> Stated exercise: Only the number is wanted: how many lines contain the string "this"?

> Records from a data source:

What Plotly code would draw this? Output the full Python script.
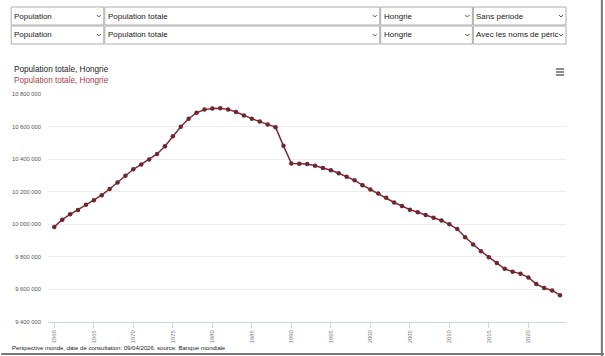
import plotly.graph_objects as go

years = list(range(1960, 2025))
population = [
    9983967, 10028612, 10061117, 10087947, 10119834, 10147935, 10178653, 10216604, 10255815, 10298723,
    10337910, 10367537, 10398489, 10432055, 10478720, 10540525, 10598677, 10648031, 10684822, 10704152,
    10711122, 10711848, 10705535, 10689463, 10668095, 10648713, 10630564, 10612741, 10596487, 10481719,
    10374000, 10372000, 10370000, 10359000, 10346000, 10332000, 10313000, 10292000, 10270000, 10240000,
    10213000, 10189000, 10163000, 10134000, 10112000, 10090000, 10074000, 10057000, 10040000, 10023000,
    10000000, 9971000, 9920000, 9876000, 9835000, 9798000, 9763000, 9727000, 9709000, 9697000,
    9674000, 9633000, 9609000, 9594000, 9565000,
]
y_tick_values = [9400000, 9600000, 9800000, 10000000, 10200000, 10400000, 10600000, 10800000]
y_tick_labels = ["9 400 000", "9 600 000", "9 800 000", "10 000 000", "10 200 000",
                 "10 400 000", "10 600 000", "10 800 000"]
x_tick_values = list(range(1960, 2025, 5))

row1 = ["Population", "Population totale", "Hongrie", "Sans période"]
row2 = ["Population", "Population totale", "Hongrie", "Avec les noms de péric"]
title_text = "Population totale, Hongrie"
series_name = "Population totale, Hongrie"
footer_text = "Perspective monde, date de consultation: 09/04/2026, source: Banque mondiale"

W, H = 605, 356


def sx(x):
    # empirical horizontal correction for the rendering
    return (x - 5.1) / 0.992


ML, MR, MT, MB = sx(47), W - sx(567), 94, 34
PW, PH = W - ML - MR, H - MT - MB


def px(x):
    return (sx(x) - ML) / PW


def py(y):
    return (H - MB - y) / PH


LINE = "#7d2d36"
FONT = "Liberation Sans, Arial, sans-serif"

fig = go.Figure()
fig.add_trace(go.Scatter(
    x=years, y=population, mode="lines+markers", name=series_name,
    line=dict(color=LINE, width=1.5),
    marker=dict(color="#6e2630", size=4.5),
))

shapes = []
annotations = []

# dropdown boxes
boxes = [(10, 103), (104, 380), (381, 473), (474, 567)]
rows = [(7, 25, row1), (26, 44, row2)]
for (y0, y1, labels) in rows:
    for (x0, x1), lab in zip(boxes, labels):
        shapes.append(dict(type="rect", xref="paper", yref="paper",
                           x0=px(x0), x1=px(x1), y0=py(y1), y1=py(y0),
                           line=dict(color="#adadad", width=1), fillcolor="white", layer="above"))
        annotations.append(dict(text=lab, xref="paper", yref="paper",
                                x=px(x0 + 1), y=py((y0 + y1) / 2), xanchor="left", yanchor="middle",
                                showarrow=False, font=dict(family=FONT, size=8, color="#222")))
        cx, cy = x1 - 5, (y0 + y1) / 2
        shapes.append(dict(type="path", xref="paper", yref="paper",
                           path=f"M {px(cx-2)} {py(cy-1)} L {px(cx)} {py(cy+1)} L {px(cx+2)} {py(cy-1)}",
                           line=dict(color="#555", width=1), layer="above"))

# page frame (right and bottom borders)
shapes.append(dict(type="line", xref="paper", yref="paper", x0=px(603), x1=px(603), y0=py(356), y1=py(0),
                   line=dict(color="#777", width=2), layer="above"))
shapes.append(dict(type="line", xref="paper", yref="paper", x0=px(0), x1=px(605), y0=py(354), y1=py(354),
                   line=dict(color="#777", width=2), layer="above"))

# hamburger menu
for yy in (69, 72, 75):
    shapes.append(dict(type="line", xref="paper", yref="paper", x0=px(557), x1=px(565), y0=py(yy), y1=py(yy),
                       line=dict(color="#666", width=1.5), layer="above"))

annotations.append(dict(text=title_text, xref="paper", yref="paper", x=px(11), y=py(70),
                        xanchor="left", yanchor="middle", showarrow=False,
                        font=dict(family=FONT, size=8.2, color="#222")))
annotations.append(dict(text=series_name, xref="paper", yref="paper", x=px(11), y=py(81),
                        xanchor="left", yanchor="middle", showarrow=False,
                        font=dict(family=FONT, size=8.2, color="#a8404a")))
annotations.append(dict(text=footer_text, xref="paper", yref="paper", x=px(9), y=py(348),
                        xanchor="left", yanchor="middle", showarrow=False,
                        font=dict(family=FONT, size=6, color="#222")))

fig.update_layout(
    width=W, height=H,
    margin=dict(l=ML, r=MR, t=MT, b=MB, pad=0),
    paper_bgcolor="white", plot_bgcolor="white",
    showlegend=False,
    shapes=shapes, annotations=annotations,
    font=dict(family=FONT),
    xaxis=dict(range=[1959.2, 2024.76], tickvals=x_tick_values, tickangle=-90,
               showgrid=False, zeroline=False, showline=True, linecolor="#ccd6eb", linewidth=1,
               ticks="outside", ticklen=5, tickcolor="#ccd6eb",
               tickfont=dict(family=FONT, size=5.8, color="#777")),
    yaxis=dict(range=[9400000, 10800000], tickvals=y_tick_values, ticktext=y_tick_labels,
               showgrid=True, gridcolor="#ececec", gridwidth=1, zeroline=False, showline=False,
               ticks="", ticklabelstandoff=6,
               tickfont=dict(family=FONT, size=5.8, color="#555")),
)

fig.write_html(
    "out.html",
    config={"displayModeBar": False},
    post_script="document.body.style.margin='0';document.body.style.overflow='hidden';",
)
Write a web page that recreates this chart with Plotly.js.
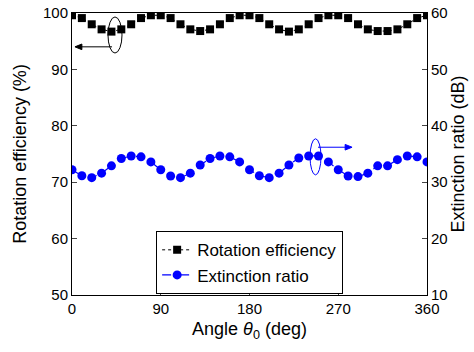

> In response: 2